--- START ---

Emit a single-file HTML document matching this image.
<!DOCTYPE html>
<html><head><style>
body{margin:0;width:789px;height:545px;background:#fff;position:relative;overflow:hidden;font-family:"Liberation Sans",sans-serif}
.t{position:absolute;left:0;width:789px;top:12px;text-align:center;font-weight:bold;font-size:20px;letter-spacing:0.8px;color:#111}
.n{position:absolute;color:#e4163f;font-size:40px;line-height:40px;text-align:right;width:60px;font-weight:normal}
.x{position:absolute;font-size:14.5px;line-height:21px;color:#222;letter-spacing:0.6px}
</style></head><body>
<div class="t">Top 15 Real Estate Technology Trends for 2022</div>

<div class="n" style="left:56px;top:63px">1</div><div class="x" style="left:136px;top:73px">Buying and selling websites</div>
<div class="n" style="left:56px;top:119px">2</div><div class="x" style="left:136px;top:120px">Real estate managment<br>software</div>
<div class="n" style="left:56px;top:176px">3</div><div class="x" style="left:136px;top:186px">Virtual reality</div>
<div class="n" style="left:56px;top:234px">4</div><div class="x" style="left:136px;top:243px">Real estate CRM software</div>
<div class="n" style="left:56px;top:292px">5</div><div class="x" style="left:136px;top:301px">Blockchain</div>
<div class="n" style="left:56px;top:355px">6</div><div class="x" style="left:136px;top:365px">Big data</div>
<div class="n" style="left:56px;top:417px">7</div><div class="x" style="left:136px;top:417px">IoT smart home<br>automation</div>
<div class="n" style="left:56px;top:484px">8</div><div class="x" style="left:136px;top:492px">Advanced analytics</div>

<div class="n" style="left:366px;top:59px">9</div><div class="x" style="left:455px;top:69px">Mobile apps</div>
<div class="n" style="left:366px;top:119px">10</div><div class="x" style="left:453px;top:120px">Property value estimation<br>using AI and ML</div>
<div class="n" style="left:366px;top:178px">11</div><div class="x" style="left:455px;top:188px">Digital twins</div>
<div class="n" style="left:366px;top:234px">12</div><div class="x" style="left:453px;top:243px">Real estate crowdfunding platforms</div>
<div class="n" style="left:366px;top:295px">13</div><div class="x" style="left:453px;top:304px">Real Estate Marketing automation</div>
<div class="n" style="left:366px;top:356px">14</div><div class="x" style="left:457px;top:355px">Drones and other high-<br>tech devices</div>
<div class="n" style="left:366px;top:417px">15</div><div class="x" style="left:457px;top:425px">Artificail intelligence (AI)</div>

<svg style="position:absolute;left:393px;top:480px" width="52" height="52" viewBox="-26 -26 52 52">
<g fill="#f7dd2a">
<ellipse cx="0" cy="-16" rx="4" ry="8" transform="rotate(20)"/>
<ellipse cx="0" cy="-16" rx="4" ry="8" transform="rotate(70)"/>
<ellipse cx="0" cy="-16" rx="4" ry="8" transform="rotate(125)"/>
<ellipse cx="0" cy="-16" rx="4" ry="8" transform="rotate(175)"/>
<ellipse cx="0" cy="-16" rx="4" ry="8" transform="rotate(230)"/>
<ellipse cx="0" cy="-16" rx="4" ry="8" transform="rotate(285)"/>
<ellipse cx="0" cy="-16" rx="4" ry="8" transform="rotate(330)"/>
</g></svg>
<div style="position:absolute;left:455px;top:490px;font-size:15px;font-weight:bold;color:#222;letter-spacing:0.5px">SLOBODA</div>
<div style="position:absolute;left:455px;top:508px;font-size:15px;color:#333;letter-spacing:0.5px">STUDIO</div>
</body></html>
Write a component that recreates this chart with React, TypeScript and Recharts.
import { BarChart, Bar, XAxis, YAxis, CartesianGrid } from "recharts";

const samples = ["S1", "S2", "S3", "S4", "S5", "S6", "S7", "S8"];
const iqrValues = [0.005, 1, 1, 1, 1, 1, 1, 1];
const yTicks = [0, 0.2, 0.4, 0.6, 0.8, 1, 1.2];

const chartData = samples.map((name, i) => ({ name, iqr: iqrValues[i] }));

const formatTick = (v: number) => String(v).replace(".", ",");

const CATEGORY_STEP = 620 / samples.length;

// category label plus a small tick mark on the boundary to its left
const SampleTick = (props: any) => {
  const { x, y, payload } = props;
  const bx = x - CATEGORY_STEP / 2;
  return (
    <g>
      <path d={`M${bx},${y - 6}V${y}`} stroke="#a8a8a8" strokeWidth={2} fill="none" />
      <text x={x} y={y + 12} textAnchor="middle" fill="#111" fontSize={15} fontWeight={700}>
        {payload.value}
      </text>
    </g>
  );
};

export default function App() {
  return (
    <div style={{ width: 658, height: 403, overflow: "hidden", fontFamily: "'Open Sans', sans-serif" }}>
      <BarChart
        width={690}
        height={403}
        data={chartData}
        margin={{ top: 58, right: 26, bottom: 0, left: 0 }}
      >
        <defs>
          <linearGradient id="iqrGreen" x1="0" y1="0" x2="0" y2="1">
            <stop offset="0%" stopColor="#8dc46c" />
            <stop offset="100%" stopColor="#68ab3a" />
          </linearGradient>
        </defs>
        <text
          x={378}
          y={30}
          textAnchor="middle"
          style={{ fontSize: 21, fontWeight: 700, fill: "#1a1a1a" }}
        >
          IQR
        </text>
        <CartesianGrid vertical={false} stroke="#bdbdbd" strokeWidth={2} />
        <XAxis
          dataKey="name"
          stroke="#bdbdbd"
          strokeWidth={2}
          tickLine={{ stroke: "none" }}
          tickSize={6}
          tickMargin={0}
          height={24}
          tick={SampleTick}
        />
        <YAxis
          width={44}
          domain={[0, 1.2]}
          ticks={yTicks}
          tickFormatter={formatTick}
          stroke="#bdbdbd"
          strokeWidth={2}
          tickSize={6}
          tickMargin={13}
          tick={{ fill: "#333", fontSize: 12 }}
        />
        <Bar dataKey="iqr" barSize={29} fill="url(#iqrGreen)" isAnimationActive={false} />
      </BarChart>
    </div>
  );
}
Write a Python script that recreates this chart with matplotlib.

--- END ---

# [BRIEF]
All the data must be duplicated exactly, with nothing added or removed.

# [SOLVED PROBLEM]
Emit a single-file HTML document matching this image.
<!DOCTYPE html>
<html><head><style>
body{margin:0;width:789px;height:545px;background:#fff;position:relative;overflow:hidden;font-family:"Liberation Sans",sans-serif}
.t{position:absolute;left:0;width:789px;top:12px;text-align:center;font-weight:bold;font-size:20px;letter-spacing:0.8px;color:#111}
.n{position:absolute;color:#e4163f;font-size:40px;line-height:40px;text-align:right;width:60px;font-weight:normal}
.x{position:absolute;font-size:14.5px;line-height:21px;color:#222;letter-spacing:0.6px}
</style></head><body>
<div class="t">Top 15 Real Estate Technology Trends for 2022</div>

<div class="n" style="left:56px;top:63px">1</div><div class="x" style="left:136px;top:73px">Buying and selling websites</div>
<div class="n" style="left:56px;top:119px">2</div><div class="x" style="left:136px;top:120px">Real estate managment<br>software</div>
<div class="n" style="left:56px;top:176px">3</div><div class="x" style="left:136px;top:186px">Virtual reality</div>
<div class="n" style="left:56px;top:234px">4</div><div class="x" style="left:136px;top:243px">Real estate CRM software</div>
<div class="n" style="left:56px;top:292px">5</div><div class="x" style="left:136px;top:301px">Blockchain</div>
<div class="n" style="left:56px;top:355px">6</div><div class="x" style="left:136px;top:365px">Big data</div>
<div class="n" style="left:56px;top:417px">7</div><div class="x" style="left:136px;top:417px">IoT smart home<br>automation</div>
<div class="n" style="left:56px;top:484px">8</div><div class="x" style="left:136px;top:492px">Advanced analytics</div>

<div class="n" style="left:366px;top:59px">9</div><div class="x" style="left:455px;top:69px">Mobile apps</div>
<div class="n" style="left:366px;top:119px">10</div><div class="x" style="left:453px;top:120px">Property value estimation<br>using AI and ML</div>
<div class="n" style="left:366px;top:178px">11</div><div class="x" style="left:455px;top:188px">Digital twins</div>
<div class="n" style="left:366px;top:234px">12</div><div class="x" style="left:453px;top:243px">Real estate crowdfunding platforms</div>
<div class="n" style="left:366px;top:295px">13</div><div class="x" style="left:453px;top:304px">Real Estate Marketing automation</div>
<div class="n" style="left:366px;top:356px">14</div><div class="x" style="left:457px;top:355px">Drones and other high-<br>tech devices</div>
<div class="n" style="left:366px;top:417px">15</div><div class="x" style="left:457px;top:425px">Artificail intelligence (AI)</div>

<svg style="position:absolute;left:393px;top:480px" width="52" height="52" viewBox="-26 -26 52 52">
<g fill="#f7dd2a">
<ellipse cx="0" cy="-16" rx="4" ry="8" transform="rotate(20)"/>
<ellipse cx="0" cy="-16" rx="4" ry="8" transform="rotate(70)"/>
<ellipse cx="0" cy="-16" rx="4" ry="8" transform="rotate(125)"/>
<ellipse cx="0" cy="-16" rx="4" ry="8" transform="rotate(175)"/>
<ellipse cx="0" cy="-16" rx="4" ry="8" transform="rotate(230)"/>
<ellipse cx="0" cy="-16" rx="4" ry="8" transform="rotate(285)"/>
<ellipse cx="0" cy="-16" rx="4" ry="8" transform="rotate(330)"/>
</g></svg>
<div style="position:absolute;left:455px;top:490px;font-size:15px;font-weight:bold;color:#222;letter-spacing:0.5px">SLOBODA</div>
<div style="position:absolute;left:455px;top:508px;font-size:15px;color:#333;letter-spacing:0.5px">STUDIO</div>
</body></html>
Write a component that recreates this chart with React, TypeScript and Recharts.
import { BarChart, Bar, XAxis, YAxis, CartesianGrid } from "recharts";

const samples = ["S1", "S2", "S3", "S4", "S5", "S6", "S7", "S8"];
const iqrValues = [0.005, 1, 1, 1, 1, 1, 1, 1];
const yTicks = [0, 0.2, 0.4, 0.6, 0.8, 1, 1.2];

const chartData = samples.map((name, i) => ({ name, iqr: iqrValues[i] }));

const formatTick = (v: number) => String(v).replace(".", ",");

const CATEGORY_STEP = 620 / samples.length;

// category label plus a small tick mark on the boundary to its left
const SampleTick = (props: any) => {
  const { x, y, payload } = props;
  const bx = x - CATEGORY_STEP / 2;
  return (
    <g>
      <path d={`M${bx},${y - 6}V${y}`} stroke="#a8a8a8" strokeWidth={2} fill="none" />
      <text x={x} y={y + 12} textAnchor="middle" fill="#111" fontSize={15} fontWeight={700}>
        {payload.value}
      </text>
    </g>
  );
};

export default function App() {
  return (
    <div style={{ width: 658, height: 403, overflow: "hidden", fontFamily: "'Open Sans', sans-serif" }}>
      <BarChart
        width={690}
        height={403}
        data={chartData}
        margin={{ top: 58, right: 26, bottom: 0, left: 0 }}
      >
        <defs>
          <linearGradient id="iqrGreen" x1="0" y1="0" x2="0" y2="1">
            <stop offset="0%" stopColor="#8dc46c" />
            <stop offset="100%" stopColor="#68ab3a" />
          </linearGradient>
        </defs>
        <text
          x={378}
          y={30}
          textAnchor="middle"
          style={{ fontSize: 21, fontWeight: 700, fill: "#1a1a1a" }}
        >
          IQR
        </text>
        <CartesianGrid vertical={false} stroke="#bdbdbd" strokeWidth={2} />
        <XAxis
          dataKey="name"
          stroke="#bdbdbd"
          strokeWidth={2}
          tickLine={{ stroke: "none" }}
          tickSize={6}
          tickMargin={0}
          height={24}
          tick={SampleTick}
        />
        <YAxis
          width={44}
          domain={[0, 1.2]}
          ticks={yTicks}
          tickFormatter={formatTick}
          stroke="#bdbdbd"
          strokeWidth={2}
          tickSize={6}
          tickMargin={13}
          tick={{ fill: "#333", fontSize: 12 }}
        />
        <Bar dataKey="iqr" barSize={29} fill="url(#iqrGreen)" isAnimationActive={false} />
      </BarChart>
    </div>
  );
}
Write a Python script that recreates this chart with matplotlib.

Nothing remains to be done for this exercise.